Two admission control strategies, selectable at deploy time:

Throughput-based (default): Estimates queue drain time from an EMA of the GPU's actual processing rate. Rejects requests when queued_tokens / service_rate > threshold. Predictive — it catches overload before latency spikes.
Latency-based: Tracks P95 server-side latency in a sliding window. Soft threshold triggers 25% probabilistic shedding; hard threshold rejects 100%. Reactive — useful when latency SLAs are the primary constraint.

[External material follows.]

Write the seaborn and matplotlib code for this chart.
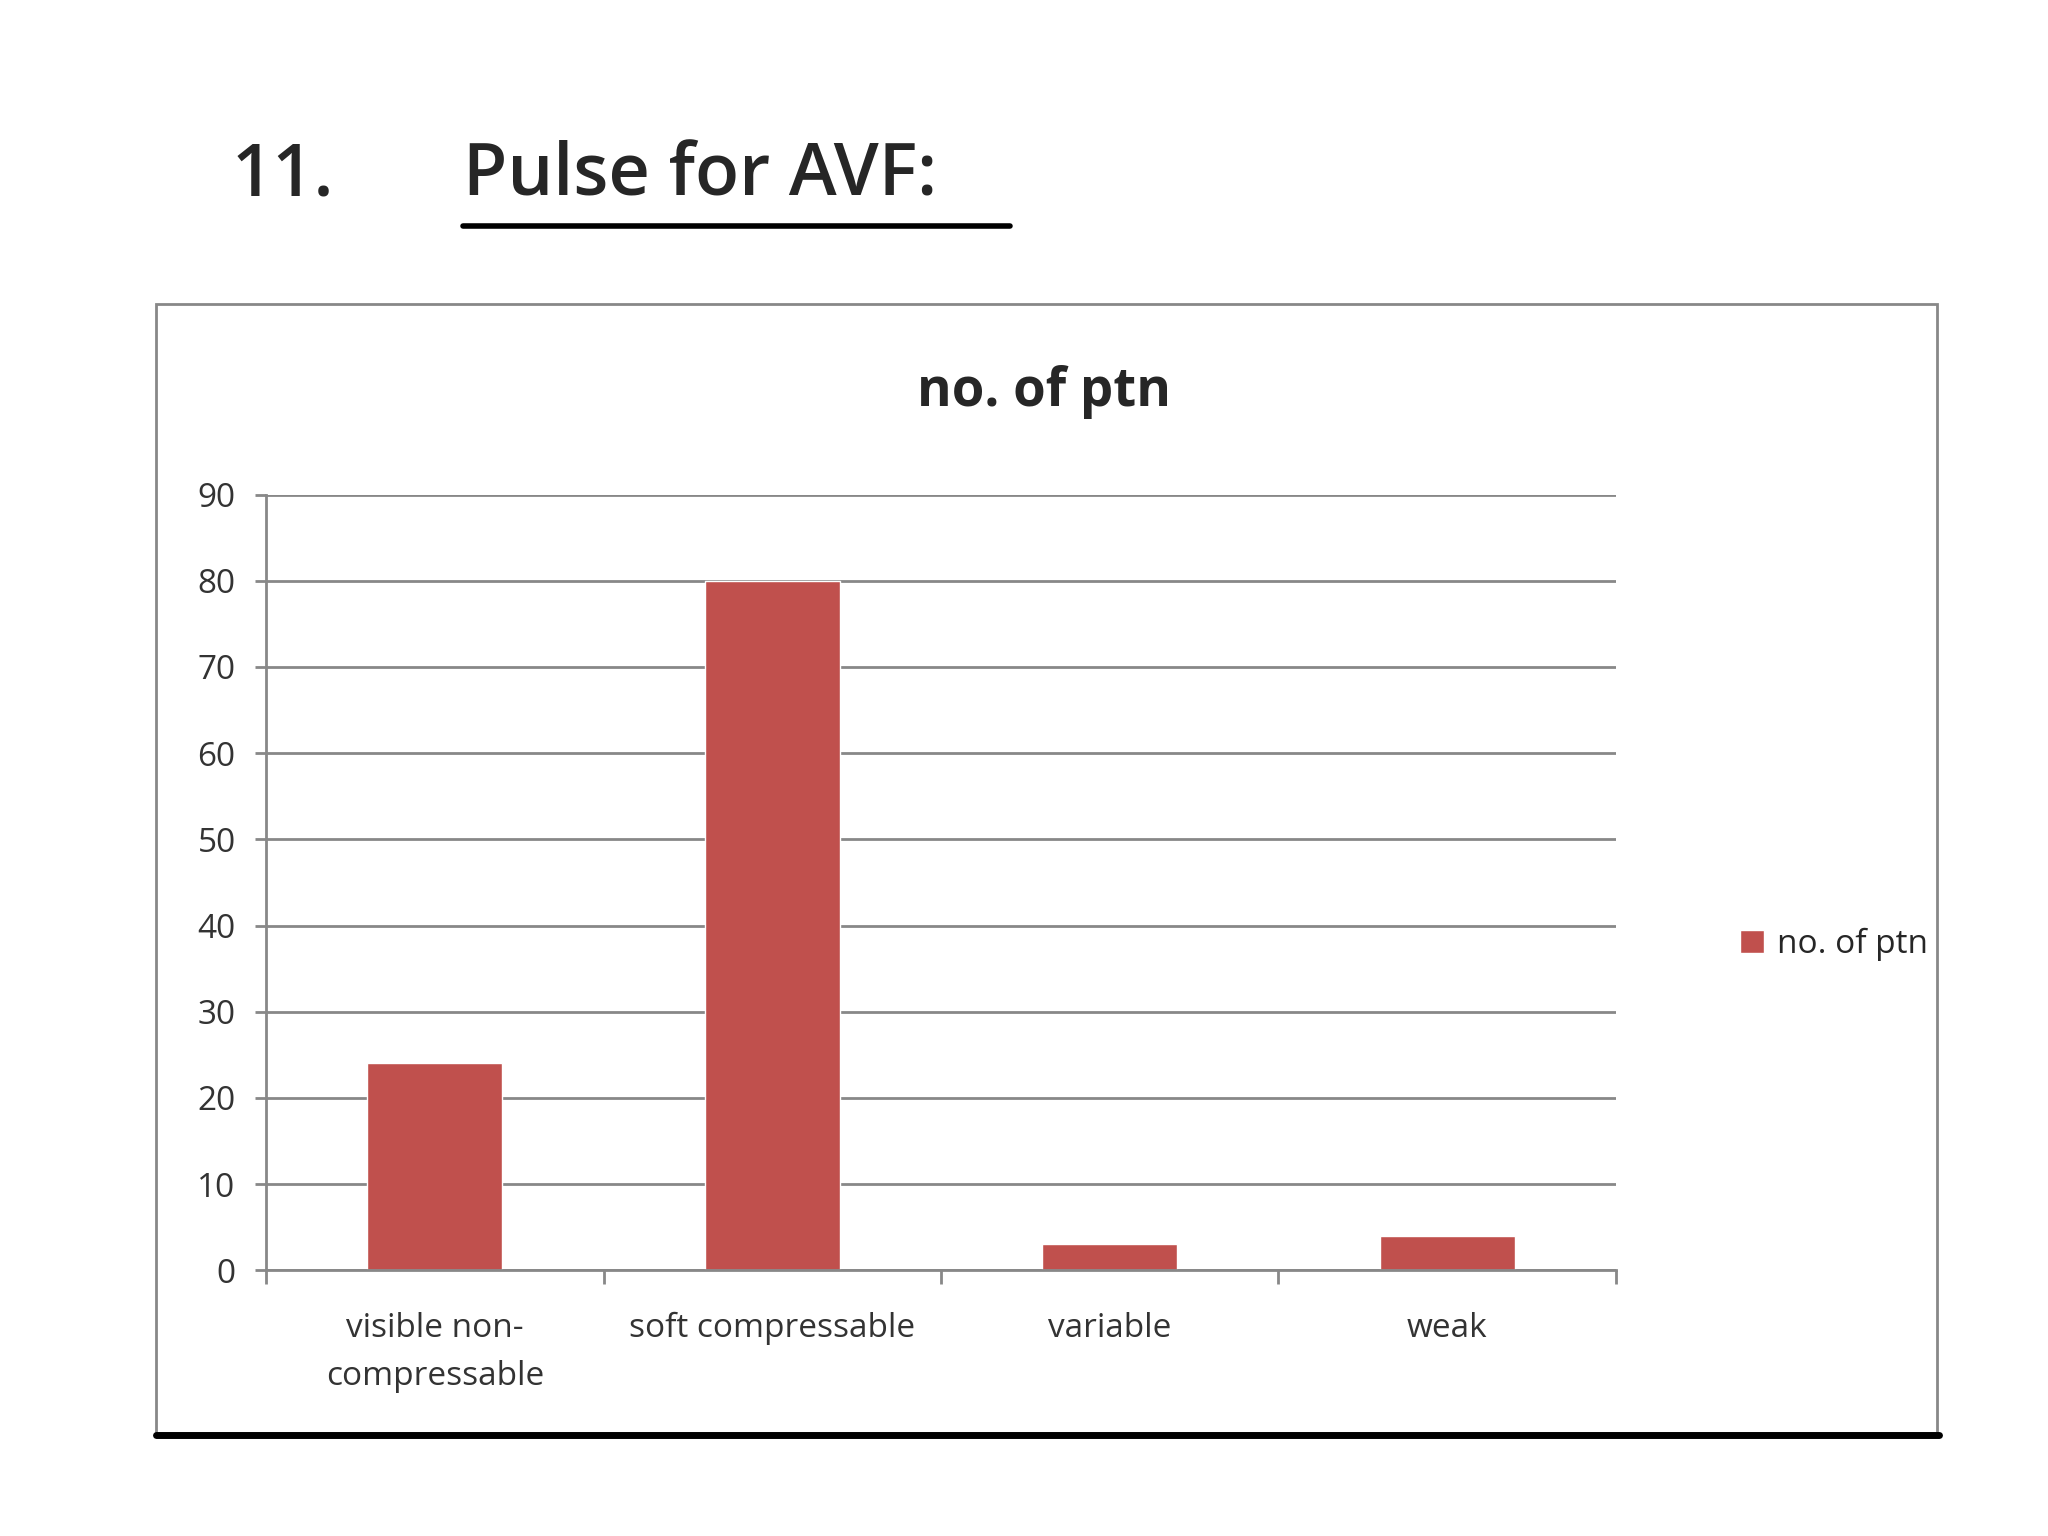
import matplotlib
matplotlib.use("Agg")
import matplotlib.pyplot as plt
import seaborn as sns
import pandas as pd
from matplotlib.patches import Rectangle
from matplotlib.lines import Line2D
from matplotlib.ticker import FixedLocator

categories = ["visible non-\ncompressable", "soft compressable", "variable", "weak"]
values = [24, 80, 3, 4]
series_name = "no. of ptn"

sns.set_theme(style="white")
plt.rcParams['font.family'] = ['Open Sans', 'DejaVu Sans']

fig = plt.figure(figsize=(20.48, 15.36), dpi=100)
fig.patch.set_facecolor("white")

# header
fig.text(0.113, 0.885, "11.", fontsize=52, fontweight="semibold", ha="left", va="center")
fig.text(0.226, 0.885, "Pulse for AVF:", fontsize=52, fontweight="semibold", ha="left", va="center")
fig.add_artist(Line2D([0.226, 0.493], [0.853, 0.853], color="black", lw=4, transform=fig.transFigure))

# chart box
fig.add_artist(Rectangle((0.076, 0.066), 0.870, 0.736, transform=fig.transFigure,
                         fill=False, edgecolor="#888888", lw=2))
fig.add_artist(Line2D([0.076, 0.947], [0.066, 0.066], color="black", lw=5, transform=fig.transFigure))

fig.text(0.51, 0.745, series_name, fontsize=38, fontweight="bold", ha="center", va="center")

ax = fig.add_axes([0.130, 0.173, 0.659, 0.505])
df = pd.DataFrame({"cat": categories, "val": values})
sns.barplot(data=df, x="cat", y="val", color="#C0504D", saturation=1, width=0.4, ax=ax, label=series_name)
ax.set_ylim(0, 90)
ax.set_yticks(range(0, 91, 10))
ax.yaxis.grid(True, color="#888888", lw=2)
ax.set_axisbelow(True)
for s in ["top", "right"]:
    ax.spines[s].set_visible(False)
for s in ["left", "bottom"]:
    ax.spines[s].set_color("#888888")
    ax.spines[s].set_linewidth(2)
ax.set_xlabel("")
ax.set_ylabel("")
ax.tick_params(axis="y", labelsize=24, colors="#333333", pad=14, left=True, length=8, width=2)
ax.tick_params(axis="y", color="#888888")
ax.set_xlim(-0.5, 3.5)
ax.set_xticks([0, 1, 2, 3])
ax.set_xticklabels(categories, linespacing=1.6)
ax.xaxis.set_minor_locator(FixedLocator([-0.5, 0.5, 1.5, 2.5, 3.5]))
ax.tick_params(axis="x", which="major", length=0, labelsize=24, colors="#333333", pad=30)
ax.tick_params(axis="x", which="minor", length=10, width=2, color="#888888", bottom=True)
ax.legend(loc="center left", bbox_to_anchor=(1.07, 0.42), frameon=False, fontsize=24,
          handlelength=0.7, handleheight=0.7, handletextpad=0.4)

fig.savefig("out.png", dpi=100)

Both expose real-time metrics via HTTP /health and gRPC HealthCheck for load balancer integration.

CUDA Graph-Aware Threading

torch.compile(mode='reduce-overhead') captures CUDA graphs into thread-local storage. Most implementations warm up in the main thread and run inference in a worker thread — silently missing the graph cache and falling back to eager execution.

This server runs warmup in the GPU worker thread itself, so captured graphs are available where inference actually happens. A threading.Event gate blocks request acceptance until warmup completes.

Fused Mean Pooling

For models trained with structured control tokens ([product], [title], [query], etc.), these tokens must be excluded from mean pooling to avoid diluting embeddings. The naive approach iterates over each exclude token and zeros its attention mask — ~20 sequential tensor operations.

This server pre-builds a single GPU tensor of all exclude IDs at startup and uses one torch.isin() call to produce the exclusion mask. One fused operation instead of 20.

Zero-Copy Tensor Pipeline

gRPC transport: Raw bytes fields instead of per-row protobuf encoding. np.frombuffer → torch.from_numpy with no intermediate copies.
Batching: Tensors are torch.stack'd at the request boundary and torch.cat'd at the batch boundary. The GPU worker receives ready-to-go [batch_size, seq_len] tensors — no per-item operations.
Result routing: One BatchResult per forward pass is routed back to individual request futures by OutputNotifier, avoiding per-item overhead.

GPU Queue Depth Cap

The batcher self-throttles when the GPU input queue has 2+ pending batches, preventing memory pressure from over-queuing. Combined with non_blocking=True CPU→GPU transfers and torch.inference_mode() (faster than no_grad — also disables view tracking), this keeps GPU utilization high without resource contention.

Architecture

Client Request (gRPC Infer)
    │
    ▼
InferenceServicer
    │  admission control (BackpressureManager)
    │  bytes → numpy → torch (zero-copy)
    ▼
TokenBucketManager
    │  routes to bucket by padded sequence length
    ▼
Batcher (async task)
    │  priority drain: stale → full → largest-when-idle
    │  torch.cat pre-stacked chunks
    │  fixed batch sizes for CUDA graph reuse
    ▼
GPUWorker (dedicated thread)
    │  .to(device, non_blocking=True)
    │  torch.compile + CUDA graph forward pass
    │  fused mean pooling (single torch.isin mask)
    ▼
OutputNotifier (async task)
    │  batch-level result → per-request future routing
    ▼
Client Response

Quick Start

Option 1: Clone and run (recommended)

git clone https://github.com/Coral-Bricks-AI/coral-ai.git
cd coral-ai/py-gpu-inference

pip install -r requirements.txt        # core deps
pip install boto3                      # optional: S3 model loading + CloudWatch metrics
pip install flash-attn                 # optional: Flash Attention 2 (Ampere+ GPUs)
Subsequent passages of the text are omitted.